From thresholds to guidelines and the Supplemental Poverty Measure

The Census Bureau continues to publish the official thresholds and also produces the Supplemental Poverty Measure, which accounts for taxes, transfers, and a more comprehensive set of expenses. The Supplemental Poverty Measure was designed to address many shortcomings of the original method, but it is used primarily for research rather than program eligibility. Federal agencies also publish poverty guidelines, which are simplified versions of the thresholds used for program eligibility decisions. These guidelines are issued annually by the Department of Health and Human Services.

The table below shows the 2023 HHS poverty guidelines for the 48 contiguous states and Washington, DC. These numbers are commonly used to determine eligibility for health, nutrition, and education programs, and they help illustrate how household size is reflected in modern policy tools.

2023 HHS poverty guidelines for the 48 contiguous states and DC
Household size Guideline (annual income)
1$14,580
2$19,720
3$24,860
4$30,000
5$35,140
6$40,280
7$45,420
8$50,560

Guidelines are not the same as thresholds, but they are based on them and provide a practical tool for program administration. Comparing the official thresholds and guidelines shows how policy uses the same conceptual foundation while adapting it for real world decisions. Both reflect the legacy of Orshansky’s original calculations.

Using the calculator on this page

The calculator above offers a modern way to explore the logic behind the first poverty line measurement. By entering a monthly economy food plan cost, a food share multiplier, and a cumulative inflation adjustment, you can estimate a poverty threshold that follows Orshansky’s original method. The calculator then applies a household size adjustment using a square root equivalence scale, a common approach in contemporary poverty research that captures economies of scale in larger families.
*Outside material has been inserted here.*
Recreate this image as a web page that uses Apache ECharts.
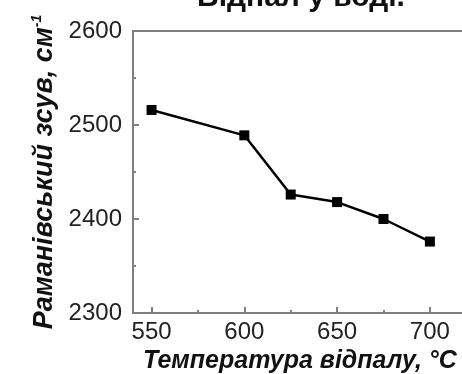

This tool is educational rather than prescriptive. It illustrates how a small number of assumptions can produce a poverty threshold and how sensitive the result is to food costs and inflation. If you plug in a base year food plan cost from the 1960s and a CPI change of around 900 percent, you can see why the official threshold for a family of four moved from a little above $3,000 in the early 1960s to roughly $30,000 today.

Key takeaways for researchers and policy readers

  • The first poverty line measurement was calculated by Mollie Orshansky at the Social Security Administration in 1963.
  • Her method used the USDA economy food plan cost multiplied by three, reflecting spending patterns of low income households.
  • Official thresholds are updated using the CPI, which keeps the purchasing power of the original benchmark constant.
  • Modern measures such as the Supplemental Poverty Measure add taxes, transfers, and additional expenses to provide a fuller picture.

When people ask who calculated the first poverty line measurement, they are asking about the foundations of modern social statistics. Orshansky’s insight bridged the gap between economic theory and practical policy. Even as new measures evolve, her framework remains a defining reference point for how poverty is measured in the United States.